With all these issues at stake, the Somali people have great expectations of your leadership. For a long time they were looking for a hero, and all of a sudden you appeared on the horizon. And they applauded you. The burden is enormous Mr. President, but rest assured the people don't expect miracles from you. All they want from you is to set an example. To be an example for honesty, a commitment for accountability, for good governance, for genuine efforts to set a momentum for building state institutions, and striving to achieve a certain level of fairness for all. The real test to this will be how you choose your Prime Minister. Whether you would be brave enough to break the wall of duopoly to borrow Prof. Ahmed Samatar's description of the unholy power alliance in Mogadishu or you would go down the same old road.

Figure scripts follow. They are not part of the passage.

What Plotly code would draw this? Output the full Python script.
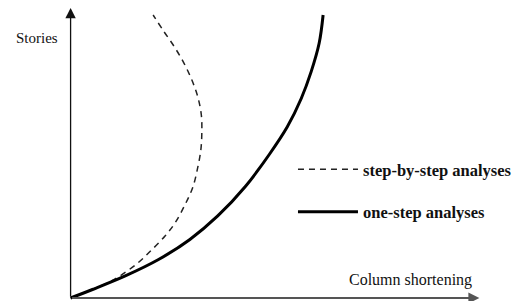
import plotly.graph_objects as go

# Data (arbitrary units: shortening vs. stories)
one_step_x = [0, 0.55, 1.375, 2.2, 3.0, 3.7, 4.4, 5.0, 5.45, 5.8, 6.05, 6.25, 6.35]
one_step_y = [0, 0.30, 0.78, 1.35, 2.07, 2.9, 3.95, 5.08, 6.05, 7.05, 8.0, 9.0, 10]

step_x = [0, 0.45, 0.95, 1.275, 1.7, 2.025, 2.375, 2.625, 2.875, 3.075, 3.2, 3.275, 3.3,
          3.2875, 3.2, 3.05, 2.85, 2.6125, 2.3375, 2.075]
step_y = [0, 0.25, 0.55, 0.81, 1.25, 1.68, 2.19, 2.65, 3.29, 3.92, 4.63, 5.23, 5.83,
          6.47, 7.10, 7.70, 8.30, 8.87, 9.435, 10]

x_axis_end = 10.28
y_axis_end = 10.25

labels = {"x": "Column shortening", "y": "Stories",
          "dash": "step-by-step analyses", "solid": "one-step analyses"}

FONT = "Liberation Serif, Times New Roman, serif"

fig = go.Figure()
fig.add_trace(go.Scatter(
    x=step_x, y=step_y, mode="lines", name=labels["dash"], legendgroup="a",
    line=dict(color="#222", width=1.5, dash="6px,5px", shape="spline", smoothing=1),
))
fig.add_trace(go.Scatter(
    x=one_step_x, y=one_step_y, mode="lines", name=labels["solid"], legendgroup="b",
    line=dict(color="#000", width=3, shape="spline", smoothing=1),
))

# axes with arrows
fig.add_annotation(x=0, y=y_axis_end, ax=0, ay=0, xref="x", yref="y", axref="x", ayref="y",
                   text="", showarrow=True, arrowhead=2, arrowsize=1.6, arrowwidth=1.3,
                   arrowcolor="#111")
fig.add_annotation(x=x_axis_end, y=0, ax=0, ay=0, xref="x", yref="y", axref="x", ayref="y",
                   text="", showarrow=True, arrowhead=2, arrowsize=1.1, arrowwidth=2,
                   arrowcolor="#555")

fig.add_annotation(x=-0.85, y=9.2, xref="x", yref="y", text=labels["y"], showarrow=False,
                   font=dict(family=FONT, size=15, color="#111"))
fig.add_annotation(x=8.55, y=0.62, xref="x", yref="y", text=labels["x"], showarrow=False,
                   font=dict(family=FONT, size=16, color="#111"))

fig.update_layout(
    width=517, height=301,
    margin=dict(l=0, r=0, t=0, b=0),
    paper_bgcolor="white", plot_bgcolor="white",
    xaxis=dict(range=[-1.775, 11.15], visible=False, fixedrange=True),
    yaxis=dict(range=[-0.106, 10.53], visible=False, fixedrange=True),
    showlegend=True,
    legend=dict(x=0.57, y=0.495, xanchor="left", yanchor="top",
                font=dict(family=FONT, size=16.5, color="#111", weight="bold"),
                itemwidth=60, tracegroupgap=18, traceorder="grouped",
                bgcolor="rgba(0,0,0,0)"),
)

fig.write_html("out.html", config={"displayModeBar": False},
               post_script="document.body.style.margin='0';")
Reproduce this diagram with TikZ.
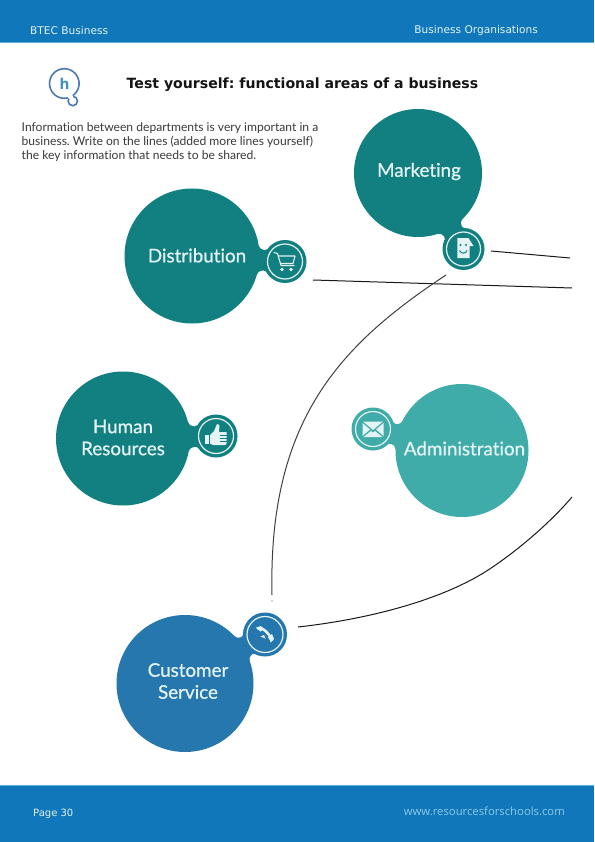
\documentclass[tikz,border=0pt]{standalone}
\usepackage{fontspec}
\setmainfont{Open Sans}
\newfontfamily\headfont{DejaVu Sans}
\newfontfamily\labfont[Ligatures=CommonOff]{Lato}
\frenchspacing
\definecolor{hdr}{HTML}{0F77BA}
\definecolor{hdrline}{HTML}{5FB0DC}
\definecolor{tealb}{HTML}{127F80}
\definecolor{teall}{HTML}{3FACA9}
\definecolor{blueb}{HTML}{2577AE}
\definecolor{ico}{HTML}{E4F3F3}
\definecolor{bodyt}{HTML}{3A3A3A}
\definecolor{hring}{HTML}{4F77B4}
\definecolor{hletter}{HTML}{3A8FC6}
\tikzset{
  band/.style={fill=hdr,draw=none},
  lab/.style={text=ico,font=\labfont\addfontfeature{FakeBold=0.8}\fontsize{18.8}{22}\selectfont,align=center,inner sep=0pt},
  ring/.style={draw=ico,line width=1.2pt,fill=none},
  iconline/.style={draw=ico,line width=1.1pt,fill=none,line cap=round,line join=round},
  hdrtxt/.style={text=ico,font=\headfont\fontsize{10.6}{12}\selectfont,inner sep=0pt},
  wline/.style={draw=black!90,line width=1pt},
}
\newcommand{\bubble}[8]{% name, colour, cx, cy, r, ix, iy, ir
  \fill[#2] (#3,#4) circle[radius=#5];
  \fill[#2] (#6,#7) circle[radius=#8];
  \pgfmathsetmacro{\nka}{atan2(#7-#4,#6-#3)}
  \pgfmathsetmacro{\nkd}{veclen(#6-#3,#7-#4)}
  \pgfmathsetmacro{\nkx}{sqrt(#5*#5-225)}
  \pgfmathsetmacro{\nky}{\nkd-sqrt(#8*#8-225)}
  \begin{scope}[shift={(#3,#4)},rotate=-\nka]
    \fill[#2] (\nkx,15) .. controls (\nkx+2,8.5) and (\nky-2,8.5) .. (\nky,15)
      -- (\nky,-15) .. controls (\nky-2,-8.5) and (\nkx+2,-8.5) .. (\nkx,-15) -- cycle;
  \end{scope}
  \coordinate (#1) at (#3,#4);
  \coordinate (#1i) at (#6,#7);
  \draw[ring] (#6,#7) circle[radius=#8-4];
}
\begin{document}
\begin{tikzpicture}[x=1pt,y=-1pt]
\useasboundingbox (0,0) rectangle (594,842);
\fill[white] (0,0) rectangle (594,842);
% bands
\fill[band] (0,0) rectangle (594,42);
\draw[hdrline,line width=0.7pt] (0,42.3) -- (594,42.3);
\fill[band] (0,785) rectangle (594,842);
\draw[hdrline,line width=0.6pt] (0,785.3) -- (594,785.3);
\node[hdrtxt,anchor=west] (hl) at (30,30.5) {BTEC Business};
\node[hdrtxt,anchor=east] (hr) at (538,30.5) {Business Organisations};
\node[hdrtxt,anchor=west,font=\headfont\fontsize{10}{12}\selectfont] (pg) at (33,813.5) {Page 30};
\node[anchor=east,inner sep=0pt,text=hdrline!70!white,font=\fontsize{11.3}{13}\selectfont] (web) at (565,811) {www.resourcesforschools.com};
% h logo
\draw[hring,line width=1.6pt] (72.8,101) circle[radius=4.7];
\draw[hring,line width=1.6pt] (64.3,83.5) circle[radius=14.8];
\fill[white] (70.5,96.8) circle[radius=2.6];
\node[inner sep=0pt,text=hletter,font=\bfseries\fontsize{15}{17}\selectfont] (hlogo) at (64.5,83.5) {h};
% title
\node[anchor=west,inner sep=0pt,font=\headfont\bfseries\fontsize{14.1}{17}\selectfont,text=black!92] (title) at (126.5,84.5) {Test yourself: functional areas of a business};
\node[anchor=north west,inner sep=0pt,text=bodyt,font=\labfont\fontsize{12.1}{14}\selectfont,align=left] (intro) at (21.5,122.5) {Information between departments is very important in a\\business. Write on the lines (added more lines yourself)\\the key information that needs to be shared.};
% bubbles
\bubble{mk}{tealb}{418}{173}{64}{463.5}{249}{21}
\bubble{di}{tealb}{192}{256}{67.5}{285}{261.5}{21.5}
\bubble{hu}{tealb}{123}{438.5}{67}{216}{436}{21.5}
\bubble{ad}{teall}{462}{450.5}{66.5}{373}{429}{21.5}
\bubble{cu}{blueb}{185}{683.5}{68.5}{265}{634.5}{22}
\node[lab] (mkl) at (419,171.5) {Marketing};
\node[lab] (dil) at (197,255.5) {Distribution};
\node[lab] (hul) at (123,437.5) {Human\\Resources};
\node[lab] (adl) at (464.5,448.5) {Administration};
\node[lab] (cul) at (188,681) {Customer\\Service};
% smile icon
\begin{scope}[shift={(mki)}]
  \fill[ico] (-6.2,-11) -- (5,-11) -- (10,-3) -- (6,-3) -- (6,9) -- (-6.2,9) -- cycle;
  \fill[tealb] (-3,-4) circle[radius=1.1] (2.5,-4) circle[radius=1.1];
  \draw[tealb,line width=1pt] (-4,1.5) .. controls (-2.5,5) and (2.5,5) .. (3.5,1.5);
\end{scope}
% cart icon
\begin{scope}[shift={(dii)}]
  \draw[iconline] (-11,-9) -- (-7.5,-8) -- (-4,4) -- (9,4);
  \draw[iconline] (-6.5,-5.5) -- (10,-5.5) -- (8,2) -- (-4.5,2);
  \fill[ico] (-3,8) circle[radius=1.8] (6,8) circle[radius=1.8];
\end{scope}
% thumb icon
\begin{scope}[shift={(hui)}]
  \fill[ico] (-11,-1.5) rectangle (-7.5,8);
  \fill[ico] (-6,-1) -- (-2,-5) -- (1,-12) -- (3.5,-11) -- (3,-4) -- (10.5,-4) -- (10.5,8) -- (9,9) -- (-3,9) -- (-6,7.5) -- cycle;
  \draw[tealb,line width=0.6pt] (3.5,-0.5) -- (11,-0.5) (3.5,2.5) -- (11,2.5) (3.5,5.5) -- (11,5.5);
\end{scope}
% envelope icon
\begin{scope}[shift={(adi)}]
  \fill[ico] (-10,-7.5) -- (10,-7.5) -- (0,1) -- cycle;
  \fill[ico] (-10.5,-6) -- (-3,0.5) -- (-10.5,7) -- cycle;
  \fill[ico] (10.5,-6) -- (3,0.5) -- (10.5,7) -- cycle;
  \fill[ico] (-9.5,8) -- (-2,2) -- (0,3.5) -- (2,2) -- (9.5,8) -- cycle;
\end{scope}
% phone icon
\begin{scope}[shift={(cui)}]
  \draw[ico,line width=2.6pt,line cap=round] (-7,-6) .. controls (-5,-7) and (-2,-6) .. (1,-3) .. controls (4,0) and (6,3) .. (6.5,5);
  \fill[ico] (-9,-7) -- (-4,-8.5) -- (-1.5,-5) -- (-4.5,-3) -- cycle;
  \fill[ico] (3,2.5) -- (7,-0.5) -- (9,4.5) -- (6,8) -- cycle;
  \fill[ico] (-4.5,2) -- (-1,0.5) -- (0.5,4) -- cycle;
\end{scope}
% writing lines
\coordinate (a1) at (491,251);
\coordinate (a2) at (570,258);
\coordinate (b1) at (313,280);
\coordinate (b2) at (572,288);
\coordinate (c1) at (446,275);
\coordinate (c2) at (272,595);
\coordinate (c3) at (272,601);
\coordinate (d1) at (298,627);
\coordinate (d2) at (572,497);
\draw[wline] (a1) -- (a2);
\draw[wline] (b1) -- (b2);
\draw[wline,draw=black!75] (c1) .. controls (340,345) and (268,420) .. (c2);
\fill[black!70] (c3) circle[radius=0.7];
\draw[wline] (d1) .. controls (370,619) and (440,600) .. (485,572) .. controls (515,553) and (550,523) .. (d2);
\end{tikzpicture}
\end{document}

As Ralph Waldo Emerson said: "The institution is the lengthened shadow of one man." So if you could be that man in being honest, in setting a vision, in lifting the people's morale both in your words and actions and in being always mindful of the great hope and trust the people have invested in you, then the people will be generous enough to understand your failures. With the few statements you delivered thus far, you have shown Mr. President that you are not a man blessed with a gift of oratory but you can compensate that with being a man of action.
Seize the moment Mr. President, the people desire to see you as a President whose decision doesn't come from Addis Ababa, Nairobi or elsewhere. This is the people's first and foremost hope of your government. We need our sovereignty back. If you score high on this issue, you will break new ground as a new breed of leadership. Otherwise, as Karl Marx said: "history repeats itself, first as tragedy, second as farce". We have already seen the tragedy many times but if you fail the people's aspirations Mr. President then your legacy will be history repeated in farce. So beware.